• **Records to process**:
◇ ◇ ◇ ◇ ◇

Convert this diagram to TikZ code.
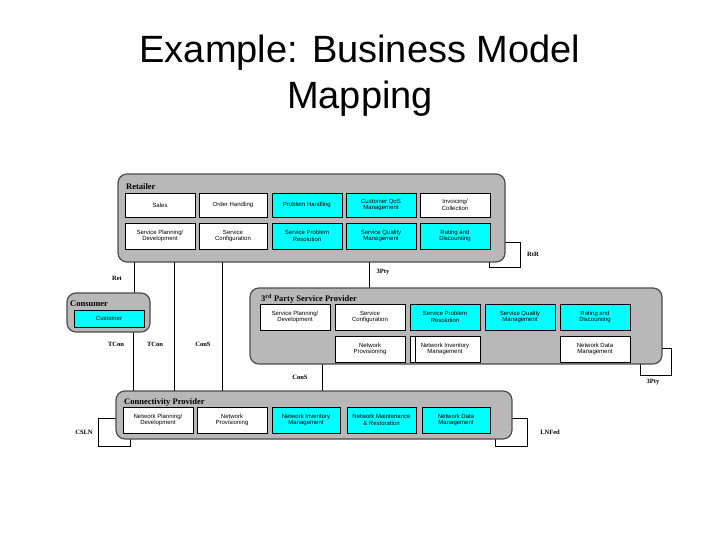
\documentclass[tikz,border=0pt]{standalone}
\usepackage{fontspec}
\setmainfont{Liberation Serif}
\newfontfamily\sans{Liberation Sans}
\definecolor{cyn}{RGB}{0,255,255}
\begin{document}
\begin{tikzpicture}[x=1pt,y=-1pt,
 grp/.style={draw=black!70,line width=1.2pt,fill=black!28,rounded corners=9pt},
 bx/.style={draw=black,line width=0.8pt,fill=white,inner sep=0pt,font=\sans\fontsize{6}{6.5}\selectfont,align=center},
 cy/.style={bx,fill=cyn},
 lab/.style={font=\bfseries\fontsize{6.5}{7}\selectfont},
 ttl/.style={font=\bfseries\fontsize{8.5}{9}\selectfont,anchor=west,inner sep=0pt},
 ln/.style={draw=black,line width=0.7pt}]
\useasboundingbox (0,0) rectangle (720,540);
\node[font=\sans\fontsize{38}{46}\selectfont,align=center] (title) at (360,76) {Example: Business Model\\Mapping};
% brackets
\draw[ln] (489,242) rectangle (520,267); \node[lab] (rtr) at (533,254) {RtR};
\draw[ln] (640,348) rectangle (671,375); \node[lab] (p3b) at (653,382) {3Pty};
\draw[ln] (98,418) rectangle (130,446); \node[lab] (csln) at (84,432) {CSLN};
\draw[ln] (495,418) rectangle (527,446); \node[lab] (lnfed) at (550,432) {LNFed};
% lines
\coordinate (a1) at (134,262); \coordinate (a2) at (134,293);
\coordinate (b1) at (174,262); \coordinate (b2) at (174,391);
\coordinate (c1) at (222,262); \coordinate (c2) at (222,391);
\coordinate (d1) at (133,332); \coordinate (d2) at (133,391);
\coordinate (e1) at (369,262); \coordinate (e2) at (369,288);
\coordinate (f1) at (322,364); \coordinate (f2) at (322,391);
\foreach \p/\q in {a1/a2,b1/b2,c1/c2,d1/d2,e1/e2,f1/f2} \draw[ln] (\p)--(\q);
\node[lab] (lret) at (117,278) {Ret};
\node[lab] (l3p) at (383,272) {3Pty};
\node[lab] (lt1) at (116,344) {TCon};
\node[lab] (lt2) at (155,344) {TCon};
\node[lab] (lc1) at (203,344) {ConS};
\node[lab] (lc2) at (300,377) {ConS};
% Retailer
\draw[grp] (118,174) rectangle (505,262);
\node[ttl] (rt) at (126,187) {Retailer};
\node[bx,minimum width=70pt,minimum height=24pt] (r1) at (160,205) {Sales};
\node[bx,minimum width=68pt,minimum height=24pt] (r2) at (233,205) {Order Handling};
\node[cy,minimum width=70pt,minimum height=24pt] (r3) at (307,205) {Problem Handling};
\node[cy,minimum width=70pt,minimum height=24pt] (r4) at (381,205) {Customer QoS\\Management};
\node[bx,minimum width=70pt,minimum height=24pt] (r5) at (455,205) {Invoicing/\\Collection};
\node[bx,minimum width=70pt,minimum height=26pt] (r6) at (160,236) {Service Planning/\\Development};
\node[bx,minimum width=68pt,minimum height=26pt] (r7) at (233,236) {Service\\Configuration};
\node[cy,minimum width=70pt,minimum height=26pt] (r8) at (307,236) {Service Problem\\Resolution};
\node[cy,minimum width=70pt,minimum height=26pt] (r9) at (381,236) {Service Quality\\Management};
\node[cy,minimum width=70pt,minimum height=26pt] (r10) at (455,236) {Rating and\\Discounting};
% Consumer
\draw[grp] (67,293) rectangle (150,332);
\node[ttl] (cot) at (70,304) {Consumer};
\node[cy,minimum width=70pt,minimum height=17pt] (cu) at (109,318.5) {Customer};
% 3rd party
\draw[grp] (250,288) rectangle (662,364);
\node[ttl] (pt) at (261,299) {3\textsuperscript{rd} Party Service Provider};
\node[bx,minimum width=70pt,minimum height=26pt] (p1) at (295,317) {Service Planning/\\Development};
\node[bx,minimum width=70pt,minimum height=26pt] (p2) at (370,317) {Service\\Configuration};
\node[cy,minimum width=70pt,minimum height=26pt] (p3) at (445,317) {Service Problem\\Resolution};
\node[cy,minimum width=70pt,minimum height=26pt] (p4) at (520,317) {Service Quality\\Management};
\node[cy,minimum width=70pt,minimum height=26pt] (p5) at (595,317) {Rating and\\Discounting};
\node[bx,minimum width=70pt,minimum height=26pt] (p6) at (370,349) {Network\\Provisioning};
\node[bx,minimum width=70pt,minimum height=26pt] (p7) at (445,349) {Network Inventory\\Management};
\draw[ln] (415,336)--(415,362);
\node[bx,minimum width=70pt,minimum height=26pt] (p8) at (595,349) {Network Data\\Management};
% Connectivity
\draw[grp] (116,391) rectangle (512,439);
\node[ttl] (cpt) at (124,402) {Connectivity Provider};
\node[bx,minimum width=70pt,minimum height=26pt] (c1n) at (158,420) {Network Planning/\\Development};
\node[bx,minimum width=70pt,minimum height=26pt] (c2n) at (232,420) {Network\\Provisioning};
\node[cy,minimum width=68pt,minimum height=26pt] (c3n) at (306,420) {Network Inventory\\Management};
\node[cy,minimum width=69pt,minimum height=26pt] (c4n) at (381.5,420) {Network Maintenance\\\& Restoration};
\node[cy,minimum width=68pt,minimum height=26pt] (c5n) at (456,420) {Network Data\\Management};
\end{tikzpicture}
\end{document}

◇ ◇ ◇ ◇ ◇

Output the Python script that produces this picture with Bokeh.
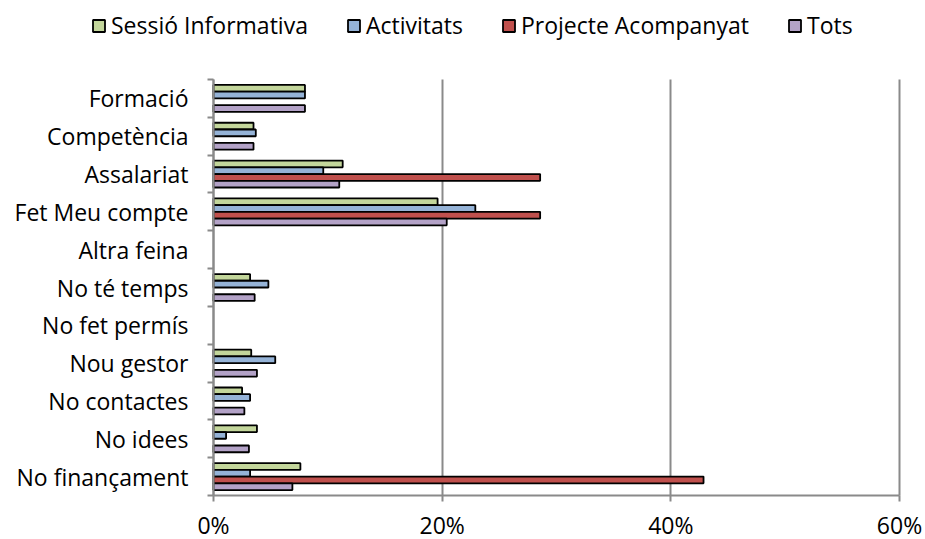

◇ ◇ ◇ ◇ ◇

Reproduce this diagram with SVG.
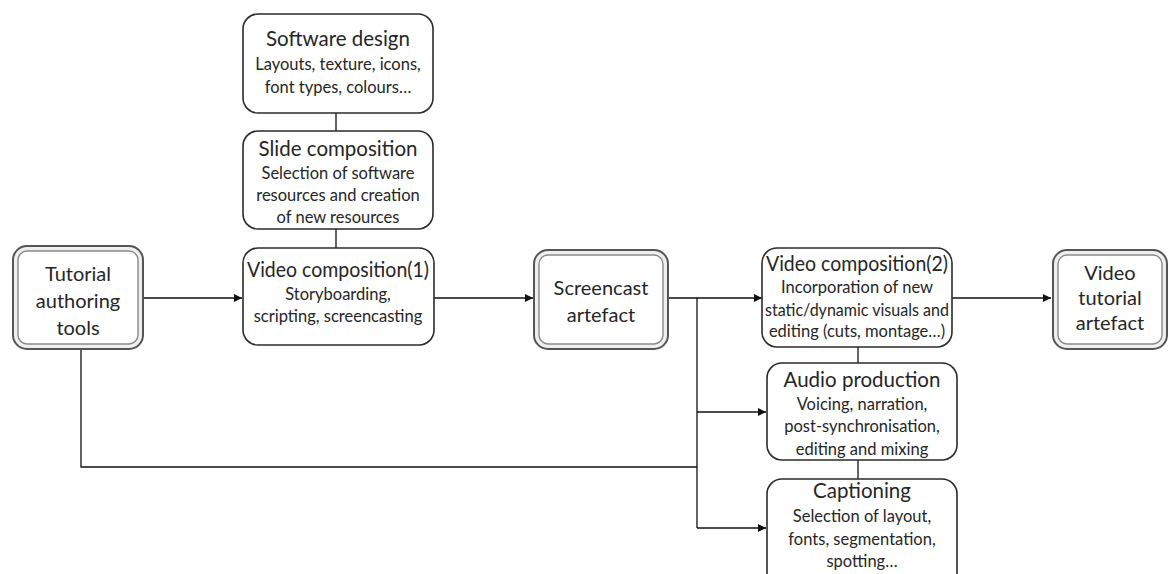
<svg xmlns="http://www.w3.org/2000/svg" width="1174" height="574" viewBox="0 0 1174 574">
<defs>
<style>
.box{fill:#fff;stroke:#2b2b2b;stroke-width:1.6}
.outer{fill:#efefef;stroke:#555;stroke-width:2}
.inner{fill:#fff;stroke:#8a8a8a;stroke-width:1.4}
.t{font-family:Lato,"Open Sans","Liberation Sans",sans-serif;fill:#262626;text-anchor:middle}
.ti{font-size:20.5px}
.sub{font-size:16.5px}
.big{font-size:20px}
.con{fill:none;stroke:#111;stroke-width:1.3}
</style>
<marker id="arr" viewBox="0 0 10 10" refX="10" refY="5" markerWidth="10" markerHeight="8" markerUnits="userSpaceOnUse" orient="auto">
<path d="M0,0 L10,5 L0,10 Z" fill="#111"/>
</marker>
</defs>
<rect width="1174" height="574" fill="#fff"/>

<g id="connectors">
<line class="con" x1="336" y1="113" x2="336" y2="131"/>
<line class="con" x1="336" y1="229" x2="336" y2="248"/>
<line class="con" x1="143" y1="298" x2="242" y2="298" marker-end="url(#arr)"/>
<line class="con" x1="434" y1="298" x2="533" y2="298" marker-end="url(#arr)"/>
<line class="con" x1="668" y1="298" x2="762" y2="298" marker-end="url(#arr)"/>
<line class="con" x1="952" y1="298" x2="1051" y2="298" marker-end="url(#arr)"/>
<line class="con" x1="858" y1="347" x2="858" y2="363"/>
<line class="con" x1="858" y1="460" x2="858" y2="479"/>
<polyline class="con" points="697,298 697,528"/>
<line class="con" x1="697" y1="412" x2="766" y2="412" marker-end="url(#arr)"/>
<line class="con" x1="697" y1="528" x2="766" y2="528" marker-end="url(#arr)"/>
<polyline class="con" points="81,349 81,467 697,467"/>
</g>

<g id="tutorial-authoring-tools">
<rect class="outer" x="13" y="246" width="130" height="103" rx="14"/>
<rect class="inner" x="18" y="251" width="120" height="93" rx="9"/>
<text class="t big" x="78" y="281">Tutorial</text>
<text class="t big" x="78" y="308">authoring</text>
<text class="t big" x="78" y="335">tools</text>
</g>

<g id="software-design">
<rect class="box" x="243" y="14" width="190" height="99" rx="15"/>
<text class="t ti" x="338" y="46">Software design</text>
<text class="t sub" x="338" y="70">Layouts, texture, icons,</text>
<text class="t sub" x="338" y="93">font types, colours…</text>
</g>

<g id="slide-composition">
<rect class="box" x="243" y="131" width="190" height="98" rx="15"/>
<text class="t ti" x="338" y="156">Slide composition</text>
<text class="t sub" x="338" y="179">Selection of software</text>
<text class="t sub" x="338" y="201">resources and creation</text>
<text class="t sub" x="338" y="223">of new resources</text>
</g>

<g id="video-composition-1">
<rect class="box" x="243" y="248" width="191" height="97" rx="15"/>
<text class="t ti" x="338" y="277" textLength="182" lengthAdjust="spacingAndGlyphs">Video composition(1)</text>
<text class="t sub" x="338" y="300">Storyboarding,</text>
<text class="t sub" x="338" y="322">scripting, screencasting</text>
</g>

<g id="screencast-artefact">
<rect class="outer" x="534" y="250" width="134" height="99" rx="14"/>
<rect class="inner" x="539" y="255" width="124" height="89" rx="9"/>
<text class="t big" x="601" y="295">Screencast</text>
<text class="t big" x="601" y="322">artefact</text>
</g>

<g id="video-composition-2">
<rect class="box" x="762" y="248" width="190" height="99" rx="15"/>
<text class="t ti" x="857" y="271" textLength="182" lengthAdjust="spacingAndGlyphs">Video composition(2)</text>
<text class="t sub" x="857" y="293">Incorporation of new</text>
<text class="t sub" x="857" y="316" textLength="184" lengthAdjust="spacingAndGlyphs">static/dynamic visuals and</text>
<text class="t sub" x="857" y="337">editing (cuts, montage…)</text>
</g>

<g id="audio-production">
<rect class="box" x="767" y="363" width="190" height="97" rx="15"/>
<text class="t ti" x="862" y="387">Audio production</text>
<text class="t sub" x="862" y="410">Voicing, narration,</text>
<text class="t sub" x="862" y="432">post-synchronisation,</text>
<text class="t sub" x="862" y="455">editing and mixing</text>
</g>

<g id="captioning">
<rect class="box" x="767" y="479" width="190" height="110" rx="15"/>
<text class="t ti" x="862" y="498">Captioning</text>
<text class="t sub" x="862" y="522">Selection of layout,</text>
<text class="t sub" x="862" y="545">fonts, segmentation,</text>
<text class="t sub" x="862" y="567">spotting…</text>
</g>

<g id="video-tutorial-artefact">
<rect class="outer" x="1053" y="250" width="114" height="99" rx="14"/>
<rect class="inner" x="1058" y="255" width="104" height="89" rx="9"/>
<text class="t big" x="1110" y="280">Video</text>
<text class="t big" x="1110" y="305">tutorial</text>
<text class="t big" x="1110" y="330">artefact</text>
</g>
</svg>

◇ ◇ ◇ ◇ ◇

• **What to produce**: Copy out every line of the listing that contains the string "with".

• **Response to the exercise**:
Output the Python script that produces this picture with Bokeh.
Reproduce this diagram with SVG.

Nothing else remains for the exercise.